DATA PROVIDED =
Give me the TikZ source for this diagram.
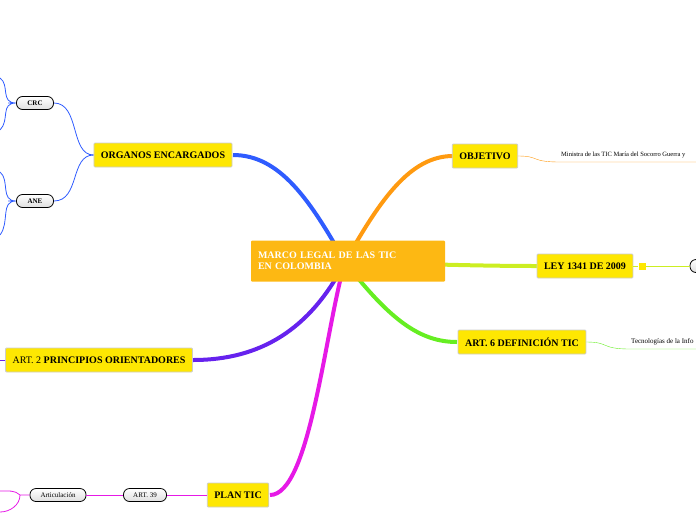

...

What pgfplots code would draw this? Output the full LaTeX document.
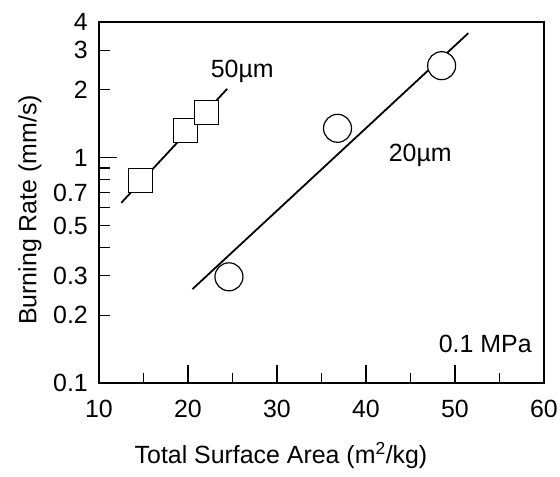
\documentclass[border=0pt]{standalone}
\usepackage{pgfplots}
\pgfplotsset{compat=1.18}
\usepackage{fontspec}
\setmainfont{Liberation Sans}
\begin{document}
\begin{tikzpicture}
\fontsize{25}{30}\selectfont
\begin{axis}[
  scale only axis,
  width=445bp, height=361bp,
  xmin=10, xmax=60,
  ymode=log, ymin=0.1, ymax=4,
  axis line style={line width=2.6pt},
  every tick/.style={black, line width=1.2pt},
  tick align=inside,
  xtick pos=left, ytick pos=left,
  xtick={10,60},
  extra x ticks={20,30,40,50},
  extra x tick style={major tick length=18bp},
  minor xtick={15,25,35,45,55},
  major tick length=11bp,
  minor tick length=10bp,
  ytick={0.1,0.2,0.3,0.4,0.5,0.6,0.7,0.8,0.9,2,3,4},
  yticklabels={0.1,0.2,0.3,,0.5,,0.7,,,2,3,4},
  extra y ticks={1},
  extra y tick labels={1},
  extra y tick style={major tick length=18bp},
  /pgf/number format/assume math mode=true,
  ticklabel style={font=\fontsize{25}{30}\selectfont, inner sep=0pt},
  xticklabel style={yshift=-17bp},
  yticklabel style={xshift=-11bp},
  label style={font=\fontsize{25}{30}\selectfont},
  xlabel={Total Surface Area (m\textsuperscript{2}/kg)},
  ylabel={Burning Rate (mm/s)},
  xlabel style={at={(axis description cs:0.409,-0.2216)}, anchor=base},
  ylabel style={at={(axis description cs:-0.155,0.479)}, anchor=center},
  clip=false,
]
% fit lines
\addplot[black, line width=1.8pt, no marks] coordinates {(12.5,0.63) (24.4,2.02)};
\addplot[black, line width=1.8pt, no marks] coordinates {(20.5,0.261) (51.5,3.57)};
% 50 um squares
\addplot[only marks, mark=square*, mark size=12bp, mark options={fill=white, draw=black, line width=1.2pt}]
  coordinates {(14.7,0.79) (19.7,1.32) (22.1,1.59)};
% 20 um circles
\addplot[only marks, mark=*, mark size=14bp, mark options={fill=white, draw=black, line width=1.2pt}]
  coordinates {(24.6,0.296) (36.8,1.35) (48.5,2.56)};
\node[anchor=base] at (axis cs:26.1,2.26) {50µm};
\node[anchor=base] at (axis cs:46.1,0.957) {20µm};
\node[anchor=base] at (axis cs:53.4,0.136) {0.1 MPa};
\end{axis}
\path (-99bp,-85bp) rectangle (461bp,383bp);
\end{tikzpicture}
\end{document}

---

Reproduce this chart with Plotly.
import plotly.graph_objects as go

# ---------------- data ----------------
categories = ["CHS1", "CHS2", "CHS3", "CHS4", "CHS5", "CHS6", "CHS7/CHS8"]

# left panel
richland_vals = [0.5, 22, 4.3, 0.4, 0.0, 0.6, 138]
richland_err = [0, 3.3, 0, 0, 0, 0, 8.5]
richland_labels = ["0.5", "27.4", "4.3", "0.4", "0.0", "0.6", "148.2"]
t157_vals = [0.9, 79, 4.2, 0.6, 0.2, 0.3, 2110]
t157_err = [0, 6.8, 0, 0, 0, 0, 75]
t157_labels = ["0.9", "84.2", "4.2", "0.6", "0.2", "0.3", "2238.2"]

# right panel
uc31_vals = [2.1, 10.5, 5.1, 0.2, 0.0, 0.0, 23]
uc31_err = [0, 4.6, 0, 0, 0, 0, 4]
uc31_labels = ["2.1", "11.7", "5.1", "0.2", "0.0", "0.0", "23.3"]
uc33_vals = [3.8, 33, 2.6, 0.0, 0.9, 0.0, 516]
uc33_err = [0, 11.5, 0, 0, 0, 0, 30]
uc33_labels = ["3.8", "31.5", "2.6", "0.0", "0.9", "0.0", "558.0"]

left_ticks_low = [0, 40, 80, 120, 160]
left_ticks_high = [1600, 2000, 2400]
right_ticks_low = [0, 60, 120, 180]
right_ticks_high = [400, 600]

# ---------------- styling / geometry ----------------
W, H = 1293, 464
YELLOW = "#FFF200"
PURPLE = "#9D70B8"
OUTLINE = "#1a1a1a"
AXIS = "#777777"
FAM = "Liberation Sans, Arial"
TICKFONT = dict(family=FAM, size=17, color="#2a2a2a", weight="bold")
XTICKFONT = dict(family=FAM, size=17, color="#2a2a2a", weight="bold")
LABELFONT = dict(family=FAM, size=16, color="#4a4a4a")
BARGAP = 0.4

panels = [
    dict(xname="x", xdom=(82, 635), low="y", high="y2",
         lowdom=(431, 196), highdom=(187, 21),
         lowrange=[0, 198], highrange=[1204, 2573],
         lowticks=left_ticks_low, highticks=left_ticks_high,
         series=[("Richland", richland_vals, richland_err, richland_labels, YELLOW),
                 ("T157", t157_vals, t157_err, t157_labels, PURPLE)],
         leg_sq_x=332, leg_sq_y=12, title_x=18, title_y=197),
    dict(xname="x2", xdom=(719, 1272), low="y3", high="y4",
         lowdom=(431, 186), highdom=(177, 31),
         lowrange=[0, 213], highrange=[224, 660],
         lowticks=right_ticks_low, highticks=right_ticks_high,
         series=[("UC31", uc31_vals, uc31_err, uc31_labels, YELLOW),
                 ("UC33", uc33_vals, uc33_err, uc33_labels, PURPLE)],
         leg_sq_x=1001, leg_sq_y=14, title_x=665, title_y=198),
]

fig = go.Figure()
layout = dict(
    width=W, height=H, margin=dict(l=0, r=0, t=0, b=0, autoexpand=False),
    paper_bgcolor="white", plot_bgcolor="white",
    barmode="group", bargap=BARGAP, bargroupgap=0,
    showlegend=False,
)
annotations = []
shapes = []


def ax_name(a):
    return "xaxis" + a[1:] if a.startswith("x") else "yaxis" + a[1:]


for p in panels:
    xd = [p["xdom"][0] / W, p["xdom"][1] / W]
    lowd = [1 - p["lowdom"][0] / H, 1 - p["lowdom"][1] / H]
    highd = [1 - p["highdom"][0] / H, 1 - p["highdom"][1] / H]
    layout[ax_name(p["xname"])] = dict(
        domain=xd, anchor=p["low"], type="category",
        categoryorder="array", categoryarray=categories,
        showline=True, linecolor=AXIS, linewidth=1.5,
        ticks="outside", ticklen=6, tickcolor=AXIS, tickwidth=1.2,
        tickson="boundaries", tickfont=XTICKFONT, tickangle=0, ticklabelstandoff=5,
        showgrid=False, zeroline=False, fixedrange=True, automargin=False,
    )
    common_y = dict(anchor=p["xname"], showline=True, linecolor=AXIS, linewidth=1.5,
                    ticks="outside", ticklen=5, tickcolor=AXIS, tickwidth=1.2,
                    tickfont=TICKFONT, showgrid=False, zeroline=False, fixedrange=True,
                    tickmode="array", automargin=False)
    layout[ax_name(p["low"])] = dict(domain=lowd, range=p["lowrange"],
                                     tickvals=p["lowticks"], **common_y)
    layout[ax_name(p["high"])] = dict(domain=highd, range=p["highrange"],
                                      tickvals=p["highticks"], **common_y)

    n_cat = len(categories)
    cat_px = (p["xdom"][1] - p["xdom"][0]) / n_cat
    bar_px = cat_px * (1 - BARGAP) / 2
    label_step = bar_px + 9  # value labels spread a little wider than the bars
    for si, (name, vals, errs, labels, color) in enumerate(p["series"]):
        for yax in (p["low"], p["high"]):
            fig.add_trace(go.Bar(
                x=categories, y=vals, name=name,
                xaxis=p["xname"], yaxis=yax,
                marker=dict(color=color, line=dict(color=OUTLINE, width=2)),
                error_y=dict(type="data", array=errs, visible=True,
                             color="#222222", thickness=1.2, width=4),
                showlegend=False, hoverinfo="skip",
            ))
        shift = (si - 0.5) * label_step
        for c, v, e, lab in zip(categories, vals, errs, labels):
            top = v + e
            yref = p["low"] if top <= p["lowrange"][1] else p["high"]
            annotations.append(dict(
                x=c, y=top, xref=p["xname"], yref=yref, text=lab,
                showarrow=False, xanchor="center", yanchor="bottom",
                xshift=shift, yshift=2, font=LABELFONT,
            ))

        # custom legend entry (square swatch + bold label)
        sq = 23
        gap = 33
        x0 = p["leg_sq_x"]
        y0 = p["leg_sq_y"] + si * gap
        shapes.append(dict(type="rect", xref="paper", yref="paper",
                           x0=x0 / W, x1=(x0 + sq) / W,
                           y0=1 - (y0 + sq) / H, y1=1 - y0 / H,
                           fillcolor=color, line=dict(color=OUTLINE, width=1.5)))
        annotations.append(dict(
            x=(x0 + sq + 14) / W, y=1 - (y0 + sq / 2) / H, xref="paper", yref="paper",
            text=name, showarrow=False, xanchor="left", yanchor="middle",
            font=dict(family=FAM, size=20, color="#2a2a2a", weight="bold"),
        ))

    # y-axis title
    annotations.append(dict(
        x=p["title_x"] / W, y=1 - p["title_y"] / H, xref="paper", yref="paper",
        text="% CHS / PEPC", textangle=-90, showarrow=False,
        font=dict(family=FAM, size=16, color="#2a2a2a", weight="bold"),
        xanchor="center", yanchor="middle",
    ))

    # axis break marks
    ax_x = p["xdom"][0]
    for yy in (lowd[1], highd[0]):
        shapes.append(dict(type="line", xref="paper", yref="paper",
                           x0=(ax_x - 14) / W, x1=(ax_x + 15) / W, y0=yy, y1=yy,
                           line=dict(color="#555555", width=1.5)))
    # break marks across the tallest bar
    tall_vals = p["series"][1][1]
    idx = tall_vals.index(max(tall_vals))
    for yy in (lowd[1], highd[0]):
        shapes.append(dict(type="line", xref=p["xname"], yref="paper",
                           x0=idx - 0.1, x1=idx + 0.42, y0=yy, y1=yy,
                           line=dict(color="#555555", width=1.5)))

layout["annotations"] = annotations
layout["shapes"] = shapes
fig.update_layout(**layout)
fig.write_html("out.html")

AIM =
Track down all lines above with the string "draw" and copy them.

SOLUTION FOR THIS EXERCISE =
What pgfplots code would draw this? Output the full LaTeX document.
\addplot[only marks, mark=square*, mark size=12bp, mark options={fill=white, draw=black, line width=1.2pt}]
\addplot[only marks, mark=*, mark size=14bp, mark options={fill=white, draw=black, line width=1.2pt}]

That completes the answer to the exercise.